→ The request
Provide the data again in its entirety, exactly as given.

* START *

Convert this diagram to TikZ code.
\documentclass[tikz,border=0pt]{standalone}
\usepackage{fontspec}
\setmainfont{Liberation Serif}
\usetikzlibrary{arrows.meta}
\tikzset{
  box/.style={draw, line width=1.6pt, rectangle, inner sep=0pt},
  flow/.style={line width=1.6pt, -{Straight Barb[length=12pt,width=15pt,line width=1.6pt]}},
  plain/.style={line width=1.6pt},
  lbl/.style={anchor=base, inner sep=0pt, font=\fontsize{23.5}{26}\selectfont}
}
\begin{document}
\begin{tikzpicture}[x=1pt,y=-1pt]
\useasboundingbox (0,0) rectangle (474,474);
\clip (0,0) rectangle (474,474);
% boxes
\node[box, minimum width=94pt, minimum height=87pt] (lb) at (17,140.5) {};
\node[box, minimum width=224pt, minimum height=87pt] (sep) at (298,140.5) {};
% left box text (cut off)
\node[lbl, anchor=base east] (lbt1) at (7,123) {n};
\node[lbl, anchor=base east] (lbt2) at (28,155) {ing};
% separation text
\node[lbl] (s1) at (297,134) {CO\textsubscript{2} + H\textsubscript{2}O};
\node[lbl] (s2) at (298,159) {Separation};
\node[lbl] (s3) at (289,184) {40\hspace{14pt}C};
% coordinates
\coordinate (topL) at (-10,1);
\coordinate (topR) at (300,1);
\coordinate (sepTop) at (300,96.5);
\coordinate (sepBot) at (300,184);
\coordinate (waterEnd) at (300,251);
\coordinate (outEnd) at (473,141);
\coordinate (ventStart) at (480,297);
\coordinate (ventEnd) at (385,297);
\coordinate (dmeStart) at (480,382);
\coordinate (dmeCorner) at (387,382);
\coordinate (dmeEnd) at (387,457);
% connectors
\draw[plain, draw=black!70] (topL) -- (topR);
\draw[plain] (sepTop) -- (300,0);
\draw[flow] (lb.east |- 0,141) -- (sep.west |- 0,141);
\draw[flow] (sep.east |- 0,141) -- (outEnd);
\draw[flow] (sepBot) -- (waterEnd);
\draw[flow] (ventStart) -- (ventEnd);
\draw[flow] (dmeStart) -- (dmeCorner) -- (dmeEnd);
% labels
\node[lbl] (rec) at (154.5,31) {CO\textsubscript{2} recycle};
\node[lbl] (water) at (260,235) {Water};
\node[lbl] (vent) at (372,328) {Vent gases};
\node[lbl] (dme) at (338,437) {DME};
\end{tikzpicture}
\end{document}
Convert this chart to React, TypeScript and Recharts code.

* END *

→ Correct answer
Convert this diagram to TikZ code.
\documentclass[tikz,border=0pt]{standalone}
\usepackage{fontspec}
\setmainfont{Liberation Serif}
\usetikzlibrary{arrows.meta}
\tikzset{
  box/.style={draw, line width=1.6pt, rectangle, inner sep=0pt},
  flow/.style={line width=1.6pt, -{Straight Barb[length=12pt,width=15pt,line width=1.6pt]}},
  plain/.style={line width=1.6pt},
  lbl/.style={anchor=base, inner sep=0pt, font=\fontsize{23.5}{26}\selectfont}
}
\begin{document}
\begin{tikzpicture}[x=1pt,y=-1pt]
\useasboundingbox (0,0) rectangle (474,474);
\clip (0,0) rectangle (474,474);
% boxes
\node[box, minimum width=94pt, minimum height=87pt] (lb) at (17,140.5) {};
\node[box, minimum width=224pt, minimum height=87pt] (sep) at (298,140.5) {};
% left box text (cut off)
\node[lbl, anchor=base east] (lbt1) at (7,123) {n};
\node[lbl, anchor=base east] (lbt2) at (28,155) {ing};
% separation text
\node[lbl] (s1) at (297,134) {CO\textsubscript{2} + H\textsubscript{2}O};
\node[lbl] (s2) at (298,159) {Separation};
\node[lbl] (s3) at (289,184) {40\hspace{14pt}C};
% coordinates
\coordinate (topL) at (-10,1);
\coordinate (topR) at (300,1);
\coordinate (sepTop) at (300,96.5);
\coordinate (sepBot) at (300,184);
\coordinate (waterEnd) at (300,251);
\coordinate (outEnd) at (473,141);
\coordinate (ventStart) at (480,297);
\coordinate (ventEnd) at (385,297);
\coordinate (dmeStart) at (480,382);
\coordinate (dmeCorner) at (387,382);
\coordinate (dmeEnd) at (387,457);
% connectors
\draw[plain, draw=black!70] (topL) -- (topR);
\draw[plain] (sepTop) -- (300,0);
\draw[flow] (lb.east |- 0,141) -- (sep.west |- 0,141);
\draw[flow] (sep.east |- 0,141) -- (outEnd);
\draw[flow] (sepBot) -- (waterEnd);
\draw[flow] (ventStart) -- (ventEnd);
\draw[flow] (dmeStart) -- (dmeCorner) -- (dmeEnd);
% labels
\node[lbl] (rec) at (154.5,31) {CO\textsubscript{2} recycle};
\node[lbl] (water) at (260,235) {Water};
\node[lbl] (vent) at (372,328) {Vent gases};
\node[lbl] (dme) at (338,437) {DME};
\end{tikzpicture}
\end{document}
Convert this chart to React, TypeScript and Recharts code.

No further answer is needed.